Damn. That is only a tiny little dip in the post/comment rate so far relative to the historical cycle. What, maybe 5%, assuming the vertical axis crosses at zero? Not terribly encouraging…
I’ve continued to tell people: This won’t kill Reddit in the sense of outright turning it into a ghost town. If your only goal is to make Reddit collapse overnight, you’re going to be disappointed. The quality content that many people here enjoy is not what makes up the frontpage of r/all or what a huge amount of passive users consume. Reddit has more than enough low quality trash to backfill the frontpage and keep users occupied.
Anybody migrating should focus on porting quality content. Let reddit live long and be a dumping ground.
I see this less as a damage to Reddit, and more as an opportunity to diversify, make people aware of the threat of centralised corporate-run platforms, and to build the federated internet alternatives a bit more, to give them momentum.
It’s more about reaching a tipping point where adding a new user to something else (fingers crossed for Fediverse) makes it a palatable alternative for more than one redditor. The network effect is a thing, so it exists, and if enough people get kicked off of an app they like it’s not impossible to hit.
My partner is a casual reddit user; the experience change was immediately apparent. She got bored and switched to facebook because all of the niche communities that the larger subreddits repost from went silent.
This should be bumped.
The smaller/niche communities is what made Reddit interesting.
When those eventually decide to pack and the only vibrant communities are the meme subreddits etc then you would probably see a drop in usage.
My GF is also a pretty casual reddit user and she was pretty pissed about her favorite subs being closed.
The large subs and front page just consist of bots reposting the same old content. The bots are easy to tell apart from real people just by eye, so I’m sure that reddit either has no problem with that or that they made these bots themselves to hide the fact that actual users are becoming less and less.
Yeah, I was negatively surprised as well. Almost 60% of all big SFW subreddits closed, and still only a small percentage less posts and comments.
Reddit may also be astroturfing their own site to make it look like there’s not much effect of the blackout.

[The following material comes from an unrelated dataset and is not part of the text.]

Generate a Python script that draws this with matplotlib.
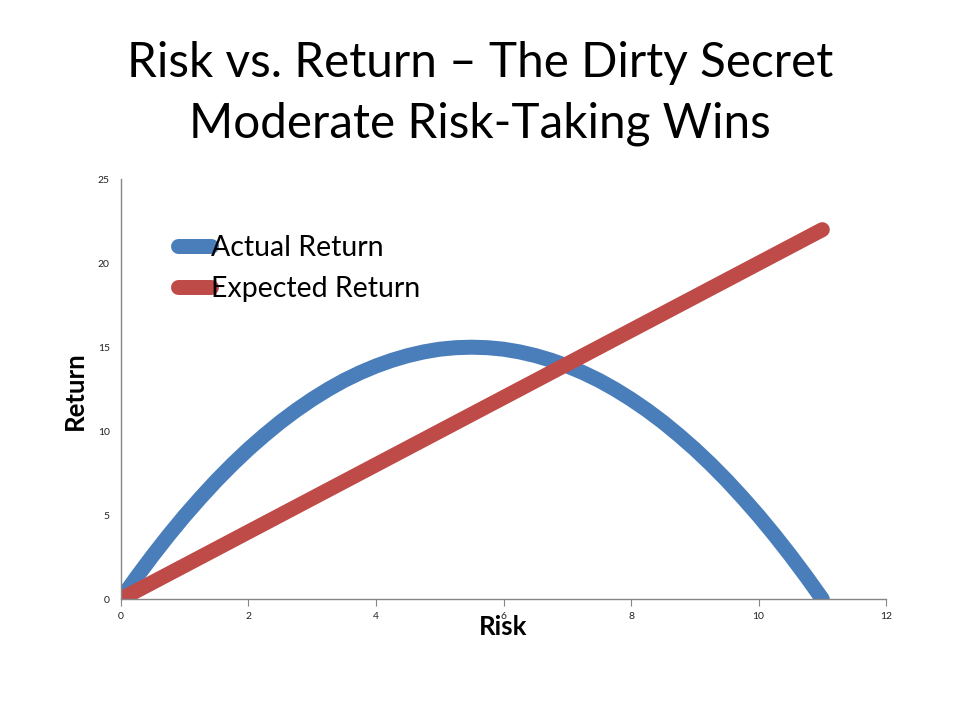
import matplotlib
matplotlib.use("Agg")
from matplotlib import pyplot as plt

# data
risk_actual = [0, 0.25, 0.5, 0.75, 1, 1.25, 1.5, 1.75, 2, 2.25, 2.5, 2.75,
               3, 3.25, 3.5, 3.75, 4, 4.25, 4.5, 4.75, 5, 5.25, 5.5,
               5.75, 6, 6.25, 6.5, 6.75, 7, 7.25, 7.5, 7.75, 8, 8.25,
               8.5, 8.75, 9, 9.25, 9.5, 9.75, 10, 10.25, 10.5, 10.75, 11]
actual_return = [0, 1.33, 2.6, 3.81, 4.96, 6.04, 7.07, 8.03, 8.93, 9.76, 10.54, 11.25,
                 11.9, 12.49, 13.02, 13.48, 13.88, 14.22, 14.5, 14.72, 14.88, 14.97, 15.0,
                 14.97, 14.88, 14.72, 14.5, 14.22, 13.88, 13.48, 13.02, 12.49, 11.9, 11.25,
                 10.54, 9.76, 8.93, 8.03, 7.07, 6.04, 4.96, 3.81, 2.6, 1.33, 0]
risk_expected = [0, 1, 2, 3, 4, 5, 6, 7, 8, 9, 10, 11]
expected_return = [0, 2, 4, 6, 8, 10, 12, 14, 16, 18, 20, 22]
x_ticks = [0, 2, 4, 6, 8, 10, 12]
y_ticks = [0, 5, 10, 15, 20, 25]

plt.rcParams["font.family"] = ["Lato", "DejaVu Sans"]

fig = plt.figure(figsize=(9.6, 7.2), dpi=100)
ax = fig.add_axes([0.126, 0.168, 0.797, 0.583])

ax.plot(risk_actual, actual_return, color="#4A7EBB", lw=10.8,
        solid_capstyle="round", solid_joinstyle="round", label="Actual Return")
ax.plot(risk_expected, expected_return, color="#BE4B48", lw=10.8,
        solid_capstyle="round", solid_joinstyle="round", label="Expected Return")

ax.set_xlim(0, 12)
ax.set_ylim(0, 25)
ax.set_xticks(x_ticks)
ax.set_yticks(y_ticks)
ax.tick_params(axis="x", direction="out", length=5, color="#868686",
               labelsize=7.5, labelcolor="#222222", pad=4)
ax.tick_params(axis="y", length=0, labelsize=7.5, labelcolor="#222222", pad=8)
for side in ["top", "right"]:
    ax.spines[side].set_visible(False)
for side in ["left", "bottom"]:
    ax.spines[side].set_color("#868686")
    ax.spines[side].set_linewidth(1)

leg = ax.legend(loc="upper left", bbox_to_anchor=(0.06, 0.895), frameon=False,
                fontsize=20.5, handlelength=1.15, handletextpad=0.0,
                labelspacing=0.55, borderaxespad=0)

fig.text(0.5, 0.913, "Risk vs. Return \u2013 The Dirty Secret",
         ha="center", va="center", fontsize=34.3)
fig.text(0.5, 0.828, "Moderate Risk-Taking Wins",
         ha="center", va="center", fontsize=34.3)
fig.text(0.078, 0.458, "Return", rotation=90, ha="center", va="center",
         fontsize=18.5, fontweight="bold")
fig.text(0.524, 0.129, "Risk", ha="center", va="center",
         fontsize=18.5, fontweight="bold")

fig.savefig("out.png", dpi=100)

I wonder how much the stats were boosted by all those people asking where their subreddits have gone. Today seems to dip lower than yesterday, probably because everyone by now knows what happened.
I’m guessing (hoping) the difference at peak will be larger. All we can do now is wait and see, unfortunately.
I saw that too - hopefully the changes will show in the next “up” cycle. Apparently the bots are out to play as well.